Thursday, February 14, 2013

All-in


Whoever joined together the word smooth with the word sailing?

My ideal sailing adventure—my smooth sailing—would be on a warm, clear and calm ocean…with land always in sight. Warm water says jump in…all-in. I love to flop around in warm water. As a young girl, I secretly wanted to be one of those underwater mermaids at Florida’s Weeki Wachee tourist attraction. Yet I am as much mermaid material as I am a smooth sailor.

For me, clarity while smooth sailing means vision in all directions...with no unexpected encounters. Similarly, underwater clarity means I can avoid creepy creatures above, below and beyond…no surprises. Calm waters invite peace and steadiness without threat of upheaval. However, with sailing, the more squally, the better the adventure. It would seem that my ideal smooth sail is as unrealistic as my mermaid-like, no surprises, risk-avoidant self.
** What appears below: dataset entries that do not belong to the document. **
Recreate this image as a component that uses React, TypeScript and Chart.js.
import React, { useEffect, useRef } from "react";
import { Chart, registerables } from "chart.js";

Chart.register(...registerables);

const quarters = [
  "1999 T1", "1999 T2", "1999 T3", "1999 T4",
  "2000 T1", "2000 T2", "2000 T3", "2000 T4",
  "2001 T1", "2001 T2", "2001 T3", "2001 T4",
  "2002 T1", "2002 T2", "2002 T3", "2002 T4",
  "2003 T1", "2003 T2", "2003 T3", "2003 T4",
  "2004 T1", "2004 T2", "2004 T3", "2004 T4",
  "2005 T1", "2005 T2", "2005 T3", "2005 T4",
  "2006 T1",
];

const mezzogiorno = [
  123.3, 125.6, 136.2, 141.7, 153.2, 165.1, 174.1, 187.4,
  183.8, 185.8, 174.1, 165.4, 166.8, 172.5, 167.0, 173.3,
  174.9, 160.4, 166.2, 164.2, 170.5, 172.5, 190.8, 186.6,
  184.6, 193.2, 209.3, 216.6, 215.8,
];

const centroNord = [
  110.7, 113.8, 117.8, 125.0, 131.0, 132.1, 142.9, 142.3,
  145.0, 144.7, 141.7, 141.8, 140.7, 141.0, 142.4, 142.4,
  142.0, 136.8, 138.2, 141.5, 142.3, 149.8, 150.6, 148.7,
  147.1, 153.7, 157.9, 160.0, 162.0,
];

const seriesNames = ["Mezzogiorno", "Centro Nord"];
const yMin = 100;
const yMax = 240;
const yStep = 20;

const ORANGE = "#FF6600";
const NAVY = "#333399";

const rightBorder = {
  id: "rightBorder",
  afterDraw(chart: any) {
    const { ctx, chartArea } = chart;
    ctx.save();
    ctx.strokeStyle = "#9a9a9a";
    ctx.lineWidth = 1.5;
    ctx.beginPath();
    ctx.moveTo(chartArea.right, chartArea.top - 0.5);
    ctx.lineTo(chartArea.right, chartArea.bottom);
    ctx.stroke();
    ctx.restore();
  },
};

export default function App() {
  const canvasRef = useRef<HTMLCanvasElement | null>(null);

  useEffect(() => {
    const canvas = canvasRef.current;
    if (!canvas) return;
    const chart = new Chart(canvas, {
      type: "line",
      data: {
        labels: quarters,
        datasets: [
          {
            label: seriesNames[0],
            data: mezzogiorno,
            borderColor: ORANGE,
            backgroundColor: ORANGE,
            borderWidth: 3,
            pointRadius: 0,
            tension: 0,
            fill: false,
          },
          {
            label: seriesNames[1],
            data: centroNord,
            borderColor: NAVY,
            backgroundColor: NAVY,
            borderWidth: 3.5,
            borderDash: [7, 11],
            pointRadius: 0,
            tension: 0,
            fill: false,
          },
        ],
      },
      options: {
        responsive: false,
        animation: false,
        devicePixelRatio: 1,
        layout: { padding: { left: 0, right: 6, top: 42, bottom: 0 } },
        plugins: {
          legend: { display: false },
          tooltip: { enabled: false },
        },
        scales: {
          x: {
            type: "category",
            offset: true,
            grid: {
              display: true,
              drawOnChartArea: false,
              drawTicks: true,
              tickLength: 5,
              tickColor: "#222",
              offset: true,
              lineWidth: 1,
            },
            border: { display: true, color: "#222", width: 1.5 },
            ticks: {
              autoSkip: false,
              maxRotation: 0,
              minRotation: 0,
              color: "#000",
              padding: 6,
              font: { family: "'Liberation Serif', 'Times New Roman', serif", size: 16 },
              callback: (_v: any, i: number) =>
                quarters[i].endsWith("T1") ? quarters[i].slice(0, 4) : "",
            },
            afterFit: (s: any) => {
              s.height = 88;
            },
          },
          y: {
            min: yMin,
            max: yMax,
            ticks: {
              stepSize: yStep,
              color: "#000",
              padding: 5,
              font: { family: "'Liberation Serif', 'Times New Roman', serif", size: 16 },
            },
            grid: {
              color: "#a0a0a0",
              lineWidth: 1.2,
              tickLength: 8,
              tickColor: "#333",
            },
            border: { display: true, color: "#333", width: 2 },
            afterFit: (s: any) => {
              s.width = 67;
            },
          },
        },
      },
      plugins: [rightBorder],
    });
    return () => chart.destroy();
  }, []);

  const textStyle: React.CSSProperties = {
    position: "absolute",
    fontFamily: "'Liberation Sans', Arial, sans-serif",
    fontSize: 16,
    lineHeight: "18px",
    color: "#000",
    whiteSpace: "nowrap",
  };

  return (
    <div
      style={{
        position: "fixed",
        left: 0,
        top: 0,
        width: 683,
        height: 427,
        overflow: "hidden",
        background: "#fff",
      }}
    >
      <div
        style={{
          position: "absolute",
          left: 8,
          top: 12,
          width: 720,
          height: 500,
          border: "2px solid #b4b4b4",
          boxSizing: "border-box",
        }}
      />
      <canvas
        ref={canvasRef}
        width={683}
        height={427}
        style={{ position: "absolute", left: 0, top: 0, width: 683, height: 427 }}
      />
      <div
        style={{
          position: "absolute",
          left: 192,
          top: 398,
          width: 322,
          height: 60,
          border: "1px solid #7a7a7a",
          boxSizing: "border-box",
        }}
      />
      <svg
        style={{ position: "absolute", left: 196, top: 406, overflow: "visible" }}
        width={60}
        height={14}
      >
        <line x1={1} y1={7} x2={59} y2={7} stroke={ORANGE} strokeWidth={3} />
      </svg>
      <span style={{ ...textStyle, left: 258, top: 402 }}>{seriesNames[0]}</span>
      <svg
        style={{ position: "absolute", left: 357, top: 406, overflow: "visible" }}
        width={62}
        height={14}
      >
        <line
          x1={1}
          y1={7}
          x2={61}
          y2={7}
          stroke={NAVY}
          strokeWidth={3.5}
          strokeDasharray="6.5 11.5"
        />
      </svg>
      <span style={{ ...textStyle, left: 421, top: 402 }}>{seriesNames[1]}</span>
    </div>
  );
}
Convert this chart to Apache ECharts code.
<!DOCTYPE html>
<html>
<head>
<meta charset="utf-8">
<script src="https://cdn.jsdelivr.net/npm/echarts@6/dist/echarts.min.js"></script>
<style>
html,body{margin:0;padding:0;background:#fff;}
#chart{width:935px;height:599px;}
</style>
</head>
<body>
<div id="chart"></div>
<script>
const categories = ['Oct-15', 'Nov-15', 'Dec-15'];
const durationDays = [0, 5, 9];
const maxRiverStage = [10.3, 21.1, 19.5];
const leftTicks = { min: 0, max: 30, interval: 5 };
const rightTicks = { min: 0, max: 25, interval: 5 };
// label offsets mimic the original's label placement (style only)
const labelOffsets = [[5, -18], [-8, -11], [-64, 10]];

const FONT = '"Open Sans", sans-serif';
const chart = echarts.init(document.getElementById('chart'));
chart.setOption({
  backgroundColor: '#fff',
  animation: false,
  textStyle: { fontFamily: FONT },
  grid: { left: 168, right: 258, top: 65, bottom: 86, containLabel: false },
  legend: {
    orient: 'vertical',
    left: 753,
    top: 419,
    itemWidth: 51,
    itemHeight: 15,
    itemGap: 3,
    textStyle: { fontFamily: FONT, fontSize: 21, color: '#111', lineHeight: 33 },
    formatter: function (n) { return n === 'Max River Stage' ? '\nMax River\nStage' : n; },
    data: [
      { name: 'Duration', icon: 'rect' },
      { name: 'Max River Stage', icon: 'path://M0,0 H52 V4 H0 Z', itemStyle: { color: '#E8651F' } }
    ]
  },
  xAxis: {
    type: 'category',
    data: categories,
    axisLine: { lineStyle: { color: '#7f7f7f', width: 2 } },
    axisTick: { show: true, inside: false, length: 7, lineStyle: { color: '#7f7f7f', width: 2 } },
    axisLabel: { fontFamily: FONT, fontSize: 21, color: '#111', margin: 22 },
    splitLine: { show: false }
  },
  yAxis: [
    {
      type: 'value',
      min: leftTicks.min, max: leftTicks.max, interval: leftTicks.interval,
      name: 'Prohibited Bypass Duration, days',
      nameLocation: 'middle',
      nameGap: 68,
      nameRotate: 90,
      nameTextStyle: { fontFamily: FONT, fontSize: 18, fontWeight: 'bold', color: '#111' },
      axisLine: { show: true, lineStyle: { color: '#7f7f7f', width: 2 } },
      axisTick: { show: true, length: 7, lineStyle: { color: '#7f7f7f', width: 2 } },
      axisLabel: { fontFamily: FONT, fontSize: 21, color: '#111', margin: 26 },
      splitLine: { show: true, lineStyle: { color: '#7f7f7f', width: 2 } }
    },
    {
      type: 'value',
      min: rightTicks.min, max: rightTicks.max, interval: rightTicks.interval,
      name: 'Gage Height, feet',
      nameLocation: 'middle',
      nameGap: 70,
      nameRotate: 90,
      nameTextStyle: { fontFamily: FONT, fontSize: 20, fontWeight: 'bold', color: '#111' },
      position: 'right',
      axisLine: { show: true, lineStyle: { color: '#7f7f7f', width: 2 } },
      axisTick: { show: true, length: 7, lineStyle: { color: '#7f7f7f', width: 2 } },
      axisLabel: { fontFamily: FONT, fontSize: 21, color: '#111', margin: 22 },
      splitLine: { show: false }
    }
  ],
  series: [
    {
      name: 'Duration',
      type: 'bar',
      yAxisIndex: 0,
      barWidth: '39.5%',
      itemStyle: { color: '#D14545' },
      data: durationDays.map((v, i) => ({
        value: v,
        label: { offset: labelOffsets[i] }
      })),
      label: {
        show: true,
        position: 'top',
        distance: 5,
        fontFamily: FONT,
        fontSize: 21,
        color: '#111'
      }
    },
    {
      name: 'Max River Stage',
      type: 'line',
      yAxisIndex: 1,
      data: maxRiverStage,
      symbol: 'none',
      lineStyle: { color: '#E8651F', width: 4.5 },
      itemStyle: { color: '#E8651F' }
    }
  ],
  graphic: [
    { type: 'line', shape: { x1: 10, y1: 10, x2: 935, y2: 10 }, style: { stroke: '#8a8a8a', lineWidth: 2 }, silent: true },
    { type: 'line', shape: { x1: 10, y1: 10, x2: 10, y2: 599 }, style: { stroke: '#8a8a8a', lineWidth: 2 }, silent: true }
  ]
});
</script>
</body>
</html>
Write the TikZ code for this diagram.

I am a sailor…by marriage only. Though my heart is captivated by the captain, my soul would rather be on land. Curious how often I find myself in conflicting, unpredictable, tumultuous, unfathomable waters. Stretching beyond my comfort zone is an understatement when I have one foot on a moving boat and the other foot on the dock.

Even ashore, the ocean’s disturbing motion lingers long after a sail. I walk unsteadily along the beach avoiding more waves, spray, rocks and other impediments in my path. The unending, obstacle-strewn beach stretches ahead of me like my word for the year, pursue

My word, pursue, challenges me to consider how to respond in sailing and in life when rough waters are present. Pursue does not avoid, nor minimize, nor unwillingly tolerate, nor precariously straddle the gulf between all-in and all-out. Pursue weighs the options, decides and then moves onward. Powerful waves surge onto shore…all-in. The retreating water washes back out into the ocean…all-out.

All my previous words for the year have contributed to this time and space where pursue now requests something more of me. My words, like waypoints in sailing, mark progress points made as well as setting the course ahead. Pursue beckons me onward, keeping me on course for this year.

I glance back over my shoulder and notice the waypoints I have passed. At embolden, I asked for God’s help. Our grandson’s three-year old voice whispers through the wind. Jack comforted his howling little brother resisting his car seat and sleep, “It’s okay, Lukey, God will take care of you.” Jack’s simple faith contrasts to Granna’s cautious faith…I keep walking.

Release is where I stumbled over an old pattern of avoiding risk. Radical was the illusive waypoint that renounced all or nothing thinking. Willing acknowledged being on the right path. Just past open, I began noticing little treasures along the way…discarded, broken, insignificant bits of sea glass. A friend’s blog title pleasantly brings me back to the moment at hand as I ‘Gather the Fragments’. The sun is high in the sky; I pursue noticing and collecting the little treasures of fragments, words and insights along the way.

Back at home, I add my journey’s bounty to a container with previous discoveries. As my collection grows bit by bit, so does my gratitude, and my perspective…along with extra fragments of faith. My new, bigger, transparent vase is already half-full. This larger container holds all my assorted pieces together in one place, at one time…all-in.